-- Begin DATA SHOWN --
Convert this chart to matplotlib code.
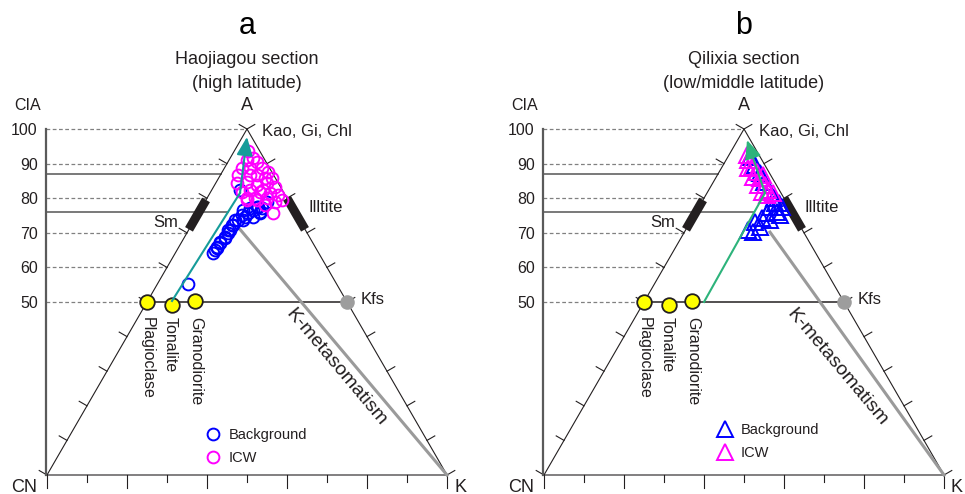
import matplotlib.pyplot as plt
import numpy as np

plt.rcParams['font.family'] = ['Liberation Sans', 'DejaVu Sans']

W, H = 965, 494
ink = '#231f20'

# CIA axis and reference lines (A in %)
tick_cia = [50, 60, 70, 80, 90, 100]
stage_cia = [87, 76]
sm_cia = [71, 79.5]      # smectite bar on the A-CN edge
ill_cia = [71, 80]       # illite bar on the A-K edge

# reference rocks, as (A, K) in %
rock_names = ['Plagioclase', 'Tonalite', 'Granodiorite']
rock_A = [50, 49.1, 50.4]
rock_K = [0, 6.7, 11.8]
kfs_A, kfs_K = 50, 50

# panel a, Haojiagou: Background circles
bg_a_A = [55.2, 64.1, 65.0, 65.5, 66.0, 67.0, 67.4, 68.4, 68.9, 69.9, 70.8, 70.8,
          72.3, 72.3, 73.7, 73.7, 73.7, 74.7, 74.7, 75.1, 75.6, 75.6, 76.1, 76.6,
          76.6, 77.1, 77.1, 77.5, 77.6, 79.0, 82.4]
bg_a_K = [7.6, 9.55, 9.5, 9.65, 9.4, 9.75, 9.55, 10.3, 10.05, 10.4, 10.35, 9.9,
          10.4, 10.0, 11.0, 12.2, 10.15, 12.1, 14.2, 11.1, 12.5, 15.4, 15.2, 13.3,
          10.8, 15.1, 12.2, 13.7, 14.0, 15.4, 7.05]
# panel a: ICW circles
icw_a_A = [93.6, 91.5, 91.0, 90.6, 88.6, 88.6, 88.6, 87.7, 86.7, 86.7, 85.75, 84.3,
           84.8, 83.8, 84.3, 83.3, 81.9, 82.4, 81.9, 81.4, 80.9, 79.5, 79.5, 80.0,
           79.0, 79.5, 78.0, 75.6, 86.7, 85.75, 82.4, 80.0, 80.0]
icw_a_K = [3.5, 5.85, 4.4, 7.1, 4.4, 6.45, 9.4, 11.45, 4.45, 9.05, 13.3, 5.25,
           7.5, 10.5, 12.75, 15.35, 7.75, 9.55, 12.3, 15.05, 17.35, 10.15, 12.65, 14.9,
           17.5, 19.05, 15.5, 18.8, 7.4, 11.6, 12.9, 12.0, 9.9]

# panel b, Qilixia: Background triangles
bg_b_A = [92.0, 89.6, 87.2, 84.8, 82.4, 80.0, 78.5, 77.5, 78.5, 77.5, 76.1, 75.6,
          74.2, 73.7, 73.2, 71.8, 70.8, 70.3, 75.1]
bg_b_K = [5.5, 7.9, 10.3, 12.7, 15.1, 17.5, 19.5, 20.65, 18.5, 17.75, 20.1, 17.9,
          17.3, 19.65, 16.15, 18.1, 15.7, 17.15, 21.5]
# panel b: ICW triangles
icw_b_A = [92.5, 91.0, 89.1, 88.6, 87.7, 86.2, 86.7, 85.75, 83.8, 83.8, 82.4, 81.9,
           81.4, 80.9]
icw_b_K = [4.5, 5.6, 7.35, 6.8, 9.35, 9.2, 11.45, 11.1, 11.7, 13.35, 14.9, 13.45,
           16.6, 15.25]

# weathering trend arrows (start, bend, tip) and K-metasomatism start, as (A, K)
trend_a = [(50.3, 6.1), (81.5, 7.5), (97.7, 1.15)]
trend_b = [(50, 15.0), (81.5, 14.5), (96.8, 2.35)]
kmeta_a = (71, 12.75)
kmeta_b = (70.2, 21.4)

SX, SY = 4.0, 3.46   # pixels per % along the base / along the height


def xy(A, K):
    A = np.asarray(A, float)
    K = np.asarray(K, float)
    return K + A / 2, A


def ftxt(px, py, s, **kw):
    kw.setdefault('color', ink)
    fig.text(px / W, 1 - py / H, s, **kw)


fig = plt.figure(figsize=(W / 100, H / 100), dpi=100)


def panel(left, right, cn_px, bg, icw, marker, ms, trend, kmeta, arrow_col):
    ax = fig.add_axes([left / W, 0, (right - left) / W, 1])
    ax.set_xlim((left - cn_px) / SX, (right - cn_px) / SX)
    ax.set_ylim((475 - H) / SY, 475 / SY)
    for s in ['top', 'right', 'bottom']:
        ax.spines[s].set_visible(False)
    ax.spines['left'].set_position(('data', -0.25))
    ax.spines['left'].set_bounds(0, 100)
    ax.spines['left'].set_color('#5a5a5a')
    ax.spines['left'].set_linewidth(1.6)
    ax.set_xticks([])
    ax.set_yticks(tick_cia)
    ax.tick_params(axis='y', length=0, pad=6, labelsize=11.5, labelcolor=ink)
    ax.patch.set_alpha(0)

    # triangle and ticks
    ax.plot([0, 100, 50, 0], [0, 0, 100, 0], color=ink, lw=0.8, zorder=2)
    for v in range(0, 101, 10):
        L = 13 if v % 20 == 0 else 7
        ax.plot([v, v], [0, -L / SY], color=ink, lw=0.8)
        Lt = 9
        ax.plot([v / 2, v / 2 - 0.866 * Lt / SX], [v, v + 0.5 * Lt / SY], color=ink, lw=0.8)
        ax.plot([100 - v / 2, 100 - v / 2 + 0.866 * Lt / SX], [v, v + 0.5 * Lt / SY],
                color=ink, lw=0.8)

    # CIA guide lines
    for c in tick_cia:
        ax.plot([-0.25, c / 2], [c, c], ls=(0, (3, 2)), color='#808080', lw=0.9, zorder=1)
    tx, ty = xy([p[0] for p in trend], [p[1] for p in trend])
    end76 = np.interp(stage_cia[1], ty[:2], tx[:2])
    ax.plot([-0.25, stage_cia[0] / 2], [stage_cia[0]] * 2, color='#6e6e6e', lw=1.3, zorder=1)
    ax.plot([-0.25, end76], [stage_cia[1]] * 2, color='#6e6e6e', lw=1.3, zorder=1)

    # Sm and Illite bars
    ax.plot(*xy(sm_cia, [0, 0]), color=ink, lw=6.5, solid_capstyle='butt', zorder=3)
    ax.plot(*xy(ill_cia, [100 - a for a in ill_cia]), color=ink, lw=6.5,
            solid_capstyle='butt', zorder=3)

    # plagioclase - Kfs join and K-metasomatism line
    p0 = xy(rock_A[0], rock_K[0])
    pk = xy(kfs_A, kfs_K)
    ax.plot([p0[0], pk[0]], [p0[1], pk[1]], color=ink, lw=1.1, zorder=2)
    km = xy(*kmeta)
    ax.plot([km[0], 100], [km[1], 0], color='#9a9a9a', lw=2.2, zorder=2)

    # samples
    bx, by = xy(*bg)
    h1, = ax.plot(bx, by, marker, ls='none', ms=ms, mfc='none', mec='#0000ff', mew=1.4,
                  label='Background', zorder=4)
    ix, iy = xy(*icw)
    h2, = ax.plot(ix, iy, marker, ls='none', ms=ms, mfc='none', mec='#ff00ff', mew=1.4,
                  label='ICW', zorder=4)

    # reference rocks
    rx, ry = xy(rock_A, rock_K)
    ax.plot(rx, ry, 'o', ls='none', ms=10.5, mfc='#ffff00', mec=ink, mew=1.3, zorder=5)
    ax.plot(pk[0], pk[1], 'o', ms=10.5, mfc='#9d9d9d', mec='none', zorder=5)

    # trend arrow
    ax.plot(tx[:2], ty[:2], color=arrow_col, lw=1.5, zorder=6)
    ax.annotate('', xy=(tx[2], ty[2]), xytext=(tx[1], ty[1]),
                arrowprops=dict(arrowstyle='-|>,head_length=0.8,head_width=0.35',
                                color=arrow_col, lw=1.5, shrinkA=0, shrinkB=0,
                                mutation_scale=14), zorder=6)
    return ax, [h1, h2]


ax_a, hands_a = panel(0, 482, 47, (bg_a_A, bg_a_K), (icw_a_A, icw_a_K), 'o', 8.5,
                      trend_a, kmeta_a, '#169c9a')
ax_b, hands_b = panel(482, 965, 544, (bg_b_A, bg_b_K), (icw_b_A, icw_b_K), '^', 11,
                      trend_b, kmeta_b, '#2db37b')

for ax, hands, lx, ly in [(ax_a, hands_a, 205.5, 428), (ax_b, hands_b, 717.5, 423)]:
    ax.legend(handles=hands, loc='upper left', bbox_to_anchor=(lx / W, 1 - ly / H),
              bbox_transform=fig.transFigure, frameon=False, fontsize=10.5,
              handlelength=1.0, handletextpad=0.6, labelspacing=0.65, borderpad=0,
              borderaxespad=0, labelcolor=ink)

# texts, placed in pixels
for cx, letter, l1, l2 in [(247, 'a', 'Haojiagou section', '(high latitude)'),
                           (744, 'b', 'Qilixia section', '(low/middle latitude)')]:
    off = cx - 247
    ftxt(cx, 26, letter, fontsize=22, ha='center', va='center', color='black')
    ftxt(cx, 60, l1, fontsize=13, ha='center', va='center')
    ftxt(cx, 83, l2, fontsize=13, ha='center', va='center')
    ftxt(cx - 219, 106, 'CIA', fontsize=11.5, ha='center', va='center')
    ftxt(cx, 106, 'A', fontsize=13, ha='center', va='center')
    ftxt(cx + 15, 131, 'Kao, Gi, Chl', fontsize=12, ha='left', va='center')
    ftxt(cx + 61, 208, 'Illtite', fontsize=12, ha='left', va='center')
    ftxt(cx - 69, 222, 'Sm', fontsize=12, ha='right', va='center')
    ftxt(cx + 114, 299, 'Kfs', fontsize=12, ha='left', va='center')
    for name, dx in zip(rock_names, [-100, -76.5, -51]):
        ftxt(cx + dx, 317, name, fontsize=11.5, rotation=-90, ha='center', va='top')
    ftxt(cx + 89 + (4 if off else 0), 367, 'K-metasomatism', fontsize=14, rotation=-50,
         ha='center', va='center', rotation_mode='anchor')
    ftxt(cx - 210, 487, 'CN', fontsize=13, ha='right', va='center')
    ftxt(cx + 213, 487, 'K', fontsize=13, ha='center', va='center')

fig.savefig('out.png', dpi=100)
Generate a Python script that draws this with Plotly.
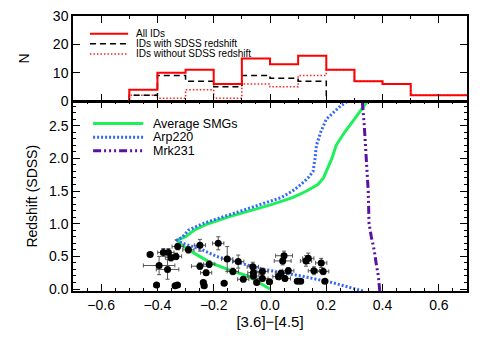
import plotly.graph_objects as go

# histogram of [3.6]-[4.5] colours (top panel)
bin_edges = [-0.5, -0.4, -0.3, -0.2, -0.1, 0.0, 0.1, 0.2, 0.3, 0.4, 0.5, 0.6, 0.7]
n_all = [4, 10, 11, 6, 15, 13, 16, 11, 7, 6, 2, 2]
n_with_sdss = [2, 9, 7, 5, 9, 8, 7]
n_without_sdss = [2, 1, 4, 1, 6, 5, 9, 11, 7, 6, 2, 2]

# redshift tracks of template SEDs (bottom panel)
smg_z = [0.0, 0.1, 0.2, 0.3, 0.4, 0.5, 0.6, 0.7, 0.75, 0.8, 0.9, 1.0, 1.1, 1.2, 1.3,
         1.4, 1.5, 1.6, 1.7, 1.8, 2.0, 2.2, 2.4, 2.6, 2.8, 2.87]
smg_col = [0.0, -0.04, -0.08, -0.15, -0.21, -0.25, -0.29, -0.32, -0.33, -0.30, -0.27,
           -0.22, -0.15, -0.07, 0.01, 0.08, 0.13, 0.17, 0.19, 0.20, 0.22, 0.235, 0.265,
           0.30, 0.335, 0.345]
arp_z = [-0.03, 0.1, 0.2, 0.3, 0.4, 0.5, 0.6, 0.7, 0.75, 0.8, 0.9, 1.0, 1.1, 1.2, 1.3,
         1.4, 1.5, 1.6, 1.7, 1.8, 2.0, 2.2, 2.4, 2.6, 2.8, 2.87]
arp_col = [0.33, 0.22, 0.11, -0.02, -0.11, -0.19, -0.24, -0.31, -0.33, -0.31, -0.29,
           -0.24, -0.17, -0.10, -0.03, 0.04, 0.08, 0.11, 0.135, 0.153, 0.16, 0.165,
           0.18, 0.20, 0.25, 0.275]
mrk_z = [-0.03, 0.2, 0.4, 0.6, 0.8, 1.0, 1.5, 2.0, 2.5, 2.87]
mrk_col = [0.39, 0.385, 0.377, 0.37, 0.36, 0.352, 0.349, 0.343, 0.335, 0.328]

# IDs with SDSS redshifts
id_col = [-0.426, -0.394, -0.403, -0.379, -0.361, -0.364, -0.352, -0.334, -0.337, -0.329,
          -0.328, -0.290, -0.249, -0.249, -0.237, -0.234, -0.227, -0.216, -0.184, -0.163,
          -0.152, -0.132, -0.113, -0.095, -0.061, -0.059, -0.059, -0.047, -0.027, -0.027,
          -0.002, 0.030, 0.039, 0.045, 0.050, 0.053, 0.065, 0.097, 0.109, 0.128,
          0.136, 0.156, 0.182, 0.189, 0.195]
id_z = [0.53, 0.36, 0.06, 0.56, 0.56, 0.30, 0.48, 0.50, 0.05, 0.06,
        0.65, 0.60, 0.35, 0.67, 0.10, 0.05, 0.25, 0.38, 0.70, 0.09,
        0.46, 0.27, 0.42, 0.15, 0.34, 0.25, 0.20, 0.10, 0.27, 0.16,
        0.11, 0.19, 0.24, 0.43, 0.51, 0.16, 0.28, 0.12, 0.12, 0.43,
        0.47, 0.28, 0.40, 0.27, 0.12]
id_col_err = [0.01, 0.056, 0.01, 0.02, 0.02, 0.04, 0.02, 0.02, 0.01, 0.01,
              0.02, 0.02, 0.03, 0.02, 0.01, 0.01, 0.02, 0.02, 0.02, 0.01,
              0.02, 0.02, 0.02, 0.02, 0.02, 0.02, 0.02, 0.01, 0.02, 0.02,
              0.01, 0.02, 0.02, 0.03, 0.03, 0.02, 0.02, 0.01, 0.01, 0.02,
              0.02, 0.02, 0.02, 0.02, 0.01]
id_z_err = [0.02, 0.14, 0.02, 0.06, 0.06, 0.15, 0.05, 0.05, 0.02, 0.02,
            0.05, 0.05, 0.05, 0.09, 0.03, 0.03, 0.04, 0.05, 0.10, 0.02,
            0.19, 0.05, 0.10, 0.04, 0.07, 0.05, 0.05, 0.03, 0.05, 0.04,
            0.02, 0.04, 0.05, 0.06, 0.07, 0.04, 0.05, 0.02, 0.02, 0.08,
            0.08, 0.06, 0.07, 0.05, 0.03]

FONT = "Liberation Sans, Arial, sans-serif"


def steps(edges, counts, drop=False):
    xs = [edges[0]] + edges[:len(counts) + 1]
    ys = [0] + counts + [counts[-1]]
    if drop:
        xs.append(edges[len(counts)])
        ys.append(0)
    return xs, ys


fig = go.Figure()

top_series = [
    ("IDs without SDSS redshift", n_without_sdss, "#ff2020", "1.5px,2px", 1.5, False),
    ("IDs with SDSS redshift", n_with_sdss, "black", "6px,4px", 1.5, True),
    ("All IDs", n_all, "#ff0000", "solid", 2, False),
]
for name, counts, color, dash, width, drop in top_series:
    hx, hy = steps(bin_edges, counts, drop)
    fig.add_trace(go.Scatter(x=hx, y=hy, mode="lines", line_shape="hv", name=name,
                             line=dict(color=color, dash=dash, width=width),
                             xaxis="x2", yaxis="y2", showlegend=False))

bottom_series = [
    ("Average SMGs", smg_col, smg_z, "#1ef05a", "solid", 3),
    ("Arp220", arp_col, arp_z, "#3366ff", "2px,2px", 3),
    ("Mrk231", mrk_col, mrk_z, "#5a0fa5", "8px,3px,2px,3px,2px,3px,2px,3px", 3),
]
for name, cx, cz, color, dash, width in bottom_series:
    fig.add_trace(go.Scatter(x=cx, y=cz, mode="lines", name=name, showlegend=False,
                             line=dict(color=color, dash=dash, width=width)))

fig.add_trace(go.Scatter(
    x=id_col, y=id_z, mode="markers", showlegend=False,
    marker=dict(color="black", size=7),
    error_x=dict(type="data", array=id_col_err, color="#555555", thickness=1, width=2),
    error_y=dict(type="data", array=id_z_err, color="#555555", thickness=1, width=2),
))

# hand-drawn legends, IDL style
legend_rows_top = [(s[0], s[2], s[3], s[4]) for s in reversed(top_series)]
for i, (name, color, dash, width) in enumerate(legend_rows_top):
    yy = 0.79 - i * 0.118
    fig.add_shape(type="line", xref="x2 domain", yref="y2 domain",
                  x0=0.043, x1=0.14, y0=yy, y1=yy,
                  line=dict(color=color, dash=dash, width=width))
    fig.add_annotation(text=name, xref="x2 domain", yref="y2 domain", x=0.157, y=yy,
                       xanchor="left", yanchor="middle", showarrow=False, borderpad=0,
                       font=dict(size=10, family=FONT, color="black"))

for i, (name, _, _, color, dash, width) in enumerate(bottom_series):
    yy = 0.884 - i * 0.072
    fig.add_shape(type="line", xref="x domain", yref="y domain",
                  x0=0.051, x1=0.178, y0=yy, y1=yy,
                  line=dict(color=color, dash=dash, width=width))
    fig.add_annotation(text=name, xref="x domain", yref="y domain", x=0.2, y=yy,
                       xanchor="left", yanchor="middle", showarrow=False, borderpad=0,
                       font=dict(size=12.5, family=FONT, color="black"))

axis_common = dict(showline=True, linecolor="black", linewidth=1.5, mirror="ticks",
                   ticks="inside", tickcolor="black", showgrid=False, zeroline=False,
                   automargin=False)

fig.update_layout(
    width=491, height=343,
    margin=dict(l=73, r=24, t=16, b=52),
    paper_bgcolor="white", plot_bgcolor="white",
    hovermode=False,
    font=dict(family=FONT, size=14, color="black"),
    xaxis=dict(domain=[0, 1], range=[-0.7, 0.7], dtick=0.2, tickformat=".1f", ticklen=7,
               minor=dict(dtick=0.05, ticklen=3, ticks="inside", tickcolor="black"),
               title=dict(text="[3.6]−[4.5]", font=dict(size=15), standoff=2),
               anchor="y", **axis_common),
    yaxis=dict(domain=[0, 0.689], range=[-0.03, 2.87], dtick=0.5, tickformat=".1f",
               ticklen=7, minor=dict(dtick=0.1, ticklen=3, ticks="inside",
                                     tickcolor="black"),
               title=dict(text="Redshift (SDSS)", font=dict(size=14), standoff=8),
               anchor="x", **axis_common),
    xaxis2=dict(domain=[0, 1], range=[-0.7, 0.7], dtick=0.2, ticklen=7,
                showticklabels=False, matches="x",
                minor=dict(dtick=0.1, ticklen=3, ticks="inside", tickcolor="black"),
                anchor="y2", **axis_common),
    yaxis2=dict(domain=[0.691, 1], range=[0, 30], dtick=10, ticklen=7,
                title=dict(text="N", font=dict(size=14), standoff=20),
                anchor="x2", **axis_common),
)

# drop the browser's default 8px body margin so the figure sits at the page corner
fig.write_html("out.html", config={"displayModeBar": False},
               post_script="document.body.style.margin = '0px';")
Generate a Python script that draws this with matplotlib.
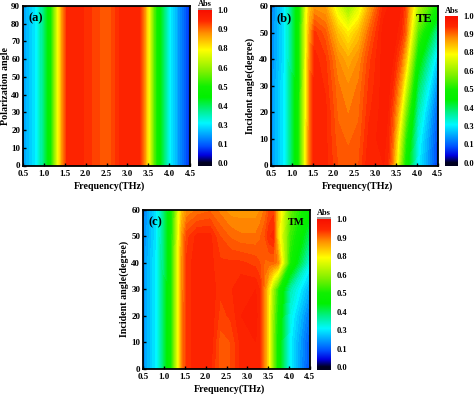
-- End DATA SHOWN --
● WRITTEN INSTRUCTION: Only lines belong in the copy: transcribe those from the start of the data through the line that contains "ill_cia = [71, 80]", and skip the pictures.

● TASK OUTPUT:
Convert this chart to matplotlib code.
import matplotlib.pyplot as plt
import numpy as np

plt.rcParams['font.family'] = ['Liberation Sans', 'DejaVu Sans']

W, H = 965, 494
ink = '#231f20'

# CIA axis and reference lines (A in %)
tick_cia = [50, 60, 70, 80, 90, 100]
stage_cia = [87, 76]
sm_cia = [71, 79.5]      # smectite bar on the A-CN edge
ill_cia = [71, 80]       # illite bar on the A-K edge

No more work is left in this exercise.